Learn how to tune a snare drum from drum teacher Jason Gianni in this Howcast drum video.


I have the snare drum here, and I would like to talk about the tuning of this individual drum. It's important to know how vital the tuning of the bottom head is, for a snare drum. This here is the bottom head with what's called the snare strainer, or the snares themselves, and this is what creates the snare sound. Right over here is what's called the snare throw-off, and when you pull this off, it's going to take these snares off, and you get more of an open or tom-tom sound. And, when you put it back on you have your snare sound again.

Now the bottom head is called the resonant head; it's supposed to resonate. And, I think in any style, for me at least, I usually tune the resonant head up pretty strong, pretty high. And what you would do is take your key, place it over the top of the tension rod like this, and just like any tuning situation or tightening situation, you would do righty-tighty or lefty-loosey. Now, I normally tune in what's called the star formation, which is, you would think, across the drum like this. A lot of times if you tune on one side, it sets one side of the room down too much, and you want to have an even tune throughout the whole drum. So you would start over here; move to this one. Go to this one; move to this one. And again, I'm tightening this pretty high to allow the bottom head and the snare to resonate. Now notice I have an Ambassador Hazy on here, which is a clear head. When I turn this over, I have a coded head. Coded heads are a little bit more popular on the front side, or the playing side, of the snare drum. Now this particular snare drum has what's called a black dot underneath, and it muffles the head a little bit, and gives a little bit more punch in a rock situation.

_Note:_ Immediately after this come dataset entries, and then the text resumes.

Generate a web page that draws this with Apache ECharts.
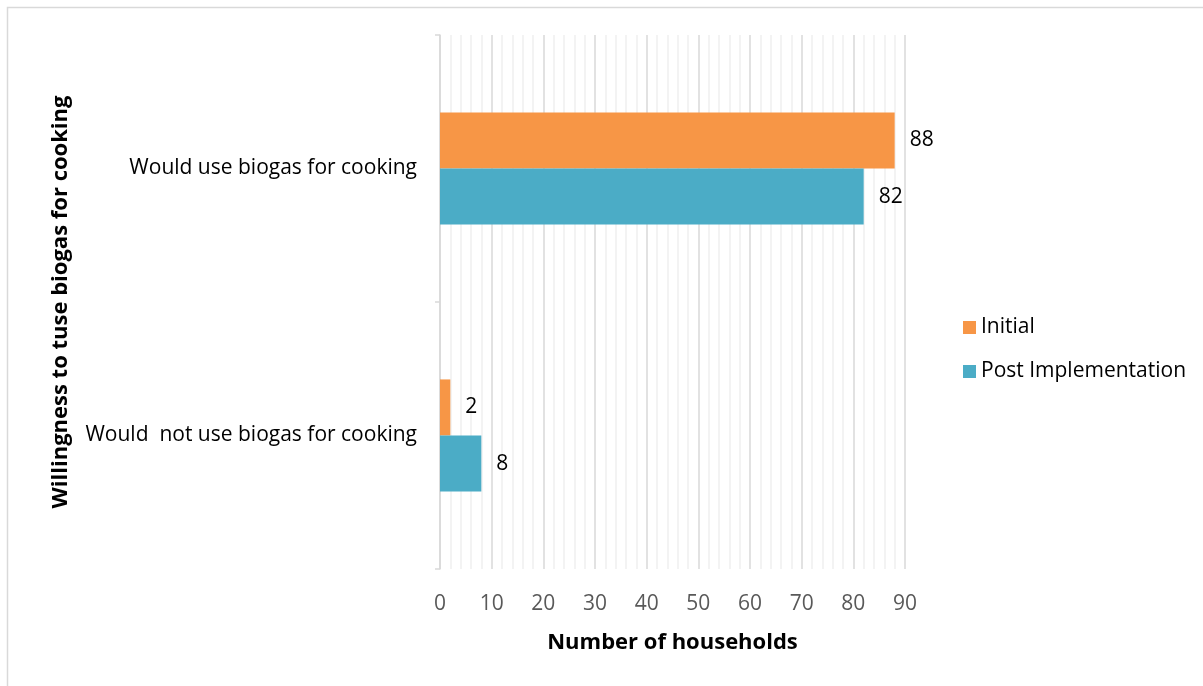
<!DOCTYPE html>
<html>
<head>
<meta charset="utf-8">
<script src="https://cdn.jsdelivr.net/npm/echarts@6/dist/echarts.min.js"></script>
<style>
  html, body { margin: 0; padding: 0; background: #ffffff; }
  #chart { width: 1203px; height: 686px; }
</style>
</head>
<body>
<div id="chart"></div>
<script>
// Willingness to use biogas for cooking, before and after implementation
const categories = ['Would use biogas for cooking', 'Would  not use biogas for cooking'];
const initialValues = [88, 2];
const postValues = [82, 8];
const seriesNames = ['Initial', 'Post Implementation'];
const xTicks = [0, 10, 20, 30, 40, 50, 60, 70, 80, 90];

const FONT = 'Open Sans';
const chart = echarts.init(document.getElementById('chart'), null, { renderer: 'canvas' });

const labelStyle = {
  show: true,
  position: 'right',
  distance: 15,
  color: '#000000',
  fontFamily: FONT,
  fontSize: 21,
  padding: [5, 0, 0, 0]
};

chart.setOption({
  animation: false,
  backgroundColor: '#ffffff',
  textStyle: { fontFamily: FONT },
  graphic: [{
    type: 'rect',
    shape: { x: 7.5, y: 7.5, width: 1220, height: 700 },
    style: { fill: null, stroke: '#d9d9d9', lineWidth: 1.5 },
    silent: true
  }],
  legend: {
    orient: 'vertical',
    left: 958,
    top: 312,
    itemWidth: 13,
    itemHeight: 13,
    itemGap: 23,
    icon: 'rect',
    textStyle: { fontFamily: FONT, fontSize: 21, color: '#000000' },
    data: seriesNames
  },
  grid: { left: 440, right: 298, top: 35, bottom: 117 },
  xAxis: {
    type: 'value',
    min: xTicks[0],
    max: xTicks[xTicks.length - 1],
    interval: 10,
    name: 'Number of households',
    nameLocation: 'middle',
    nameGap: 63,
    nameTextStyle: { fontFamily: FONT, fontSize: 22, fontWeight: 'bold', color: '#000000' },
    axisLine: { show: false },
    axisTick: { show: false },
    axisLabel: { margin: 25, fontFamily: FONT, fontSize: 21, color: '#595959' },
    splitLine: { show: true, lineStyle: { color: '#d9d9d9', width: 1.5 } },
    minorTick: { show: false, splitNumber: 5 },
    minorSplitLine: { show: true, lineStyle: { color: '#f0f0f0', width: 1.5 } }
  },
  yAxis: {
    type: 'category',
    inverse: true,
    data: categories,
    name: 'Willingness to tuse biogas for cooking',
    nameLocation: 'middle',
    nameRotate: 90,
    nameGap: 368,
    nameTextStyle: { fontFamily: FONT, fontSize: 22, fontWeight: 'bold', color: '#000000' },
    axisLine: { show: true, lineStyle: { color: '#d9d9d9', width: 1.5 } },
    axisTick: { show: true, length: 5, lineStyle: { color: '#d9d9d9', width: 1.5 } },
    axisLabel: { margin: 23, fontFamily: FONT, fontSize: 21, color: '#000000', padding: [6, 0, 0, 0] }
  },
  series: [
    {
      name: seriesNames[0],
      type: 'bar',
      data: initialValues,
      barCategoryGap: '58%',
      barGap: '0%',
      itemStyle: { color: '#F79646' },
      label: labelStyle
    },
    {
      name: seriesNames[1],
      type: 'bar',
      data: postValues,
      barCategoryGap: '58%',
      barGap: '0%',
      itemStyle: { color: '#4BACC6' },
      label: labelStyle
    }
  ]
});
</script>
</body>
</html>
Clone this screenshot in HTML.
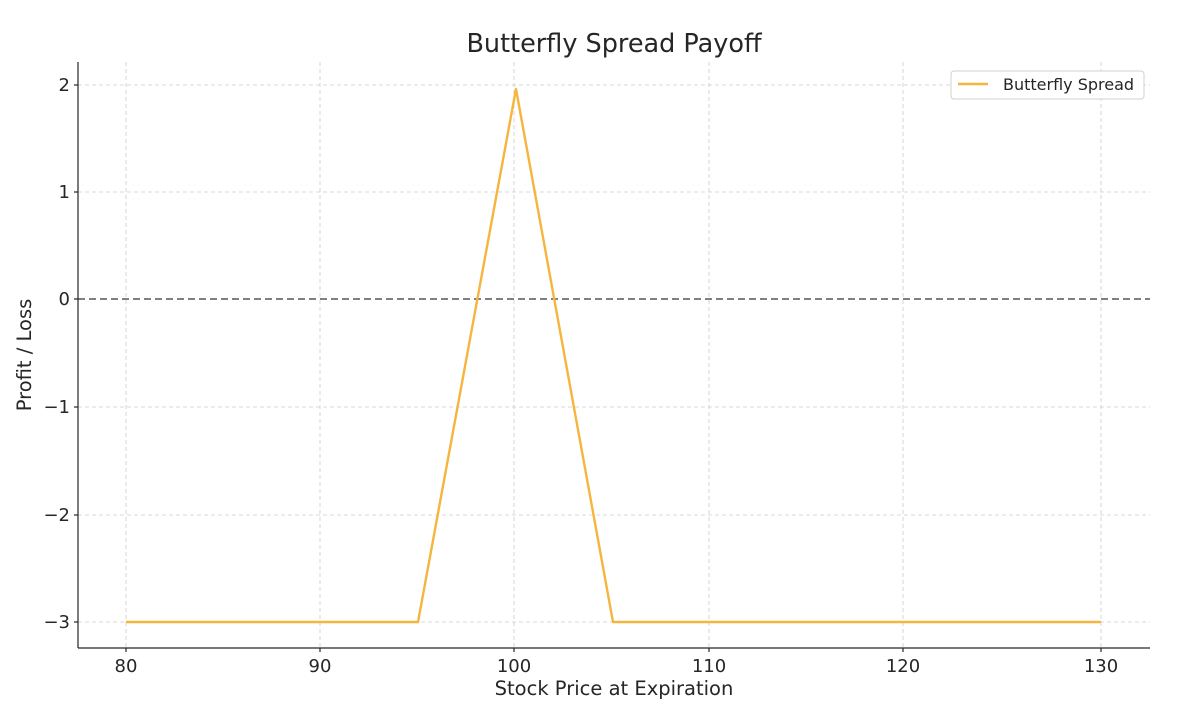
<!DOCTYPE html>
<html><head><meta charset="utf-8"><style>body{margin:0;background:#fff}svg{display:block}text{font-family:"DejaVu Sans","Liberation Sans",sans-serif;fill:#262626}</style></head>
<body>
<svg width="1200" height="726" viewBox="0 0 1200 726">
<rect width="1200" height="726" fill="#fff"/>
<g stroke="#cccccc" stroke-width="0.8" stroke-dasharray="4,3">
<line x1="126" y1="62" x2="126" y2="648"/><line x1="320" y1="62" x2="320" y2="648"/><line x1="514" y1="62" x2="514" y2="648"/><line x1="709" y1="62" x2="709" y2="648"/><line x1="903" y1="62" x2="903" y2="648"/><line x1="1101" y1="62" x2="1101" y2="648"/>
<line x1="78" y1="85" x2="1150" y2="85"/><line x1="78" y1="192" x2="1150" y2="192"/><line x1="78" y1="407" x2="1150" y2="407"/><line x1="78" y1="515" x2="1150" y2="515"/><line x1="78" y1="622" x2="1150" y2="622"/>
</g>
<line x1="78" y1="299" x2="1150" y2="299" stroke="#808080" stroke-width="2" stroke-dasharray="7,4"/>
<polyline points="126,622 418,622 516,89 613,622 1101,622" fill="none" stroke="#f5b53f" stroke-width="2.4" stroke-linejoin="round"/>
<g stroke="#262626" stroke-width="1.2"><line x1="78" y1="62" x2="78" y2="648"/><line x1="78" y1="648" x2="1150" y2="648"/>
<line x1="126" y1="648" x2="126" y2="652"/><line x1="320" y1="648" x2="320" y2="652"/><line x1="514" y1="648" x2="514" y2="652"/><line x1="709" y1="648" x2="709" y2="652"/><line x1="903" y1="648" x2="903" y2="652"/><line x1="1101" y1="648" x2="1101" y2="652"/>
<line x1="74" y1="85" x2="78" y2="85"/><line x1="74" y1="192" x2="78" y2="192"/><line x1="74" y1="299" x2="78" y2="299"/><line x1="74" y1="407" x2="78" y2="407"/><line x1="74" y1="515" x2="78" y2="515"/><line x1="74" y1="622" x2="78" y2="622"/></g>
<g font-size="18" text-anchor="middle"><text x="126" y="672">80</text><text x="320" y="672">90</text><text x="514" y="672">100</text><text x="709" y="672">110</text><text x="903" y="672">120</text><text x="1101" y="672">130</text></g>
<g font-size="18" text-anchor="end"><text x="70" y="91">2</text><text x="70" y="198">1</text><text x="70" y="305">0</text><text x="70" y="413">−1</text><text x="70" y="521">−2</text><text x="70" y="628">−3</text></g>
<text x="614" y="695" font-size="19.5" text-anchor="middle">Stock Price at Expiration</text>
<text transform="translate(31,355) rotate(-90)" font-size="19.5" text-anchor="middle">Profit / Loss</text>
<text x="614" y="52" font-size="25.5" text-anchor="middle">Butterfly Spread Payoff</text>
<rect x="951" y="71" width="193" height="28" rx="3" fill="#fff" stroke="#d0d0d0"/>
<line x1="958" y1="84" x2="988" y2="84" stroke="#f5b53f" stroke-width="2.4"/>
<text x="1003" y="90" font-size="16">Butterfly Spread</text>
</svg>
</body></html>
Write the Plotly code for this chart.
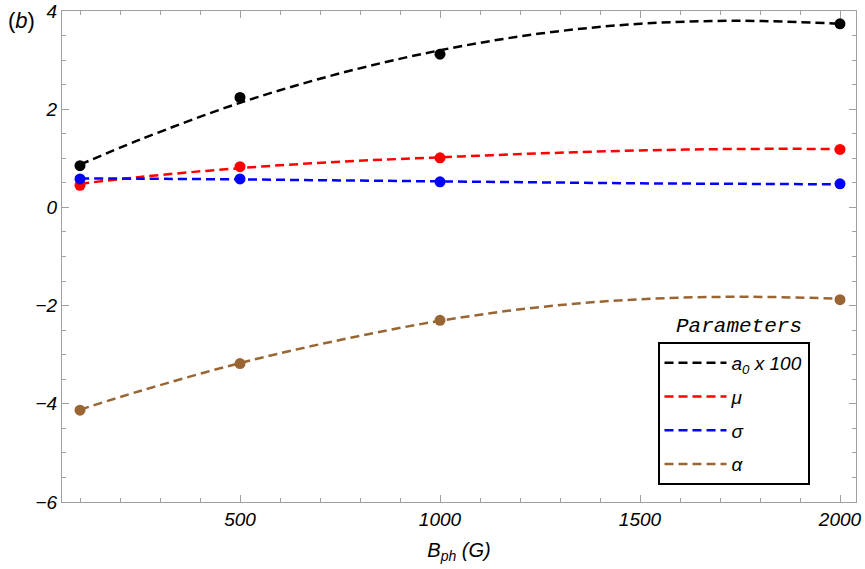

If you were in a jazz situation, you'd probably get a coated head without this dot, which is just a normal coated Ambassador Remo. What I'm doing is tightening these as well, same type of tuning motion, star formation, and I'm bringing it up in tune to prepare for a rock or a groove situation. And what you're going to get as I put this on the stand is a nice strong sound for the snare. Now if I was going to bring the dynamic down and play in a jazz genre, I would probably bring the tune down a lot. This is a little bit high pitch and a little too bright for jazz situations, so I would go back tuning. Is now I would loosen this in the star formation and bring it down to sort of a medium pitch, medium to maybe a medium-loose. I'm taking each one down about a, almost a full half turn to a full turn.

Now one last thing is you have a tension device over here, right at your snare throw off, which tensions the snares either tighter or loser. If for a tighter sound, you bring it up to the right. For a loser sound, you would bring it down and you find the desired position.

So try some different tensions, depending on what style you're playing, and see what works for you.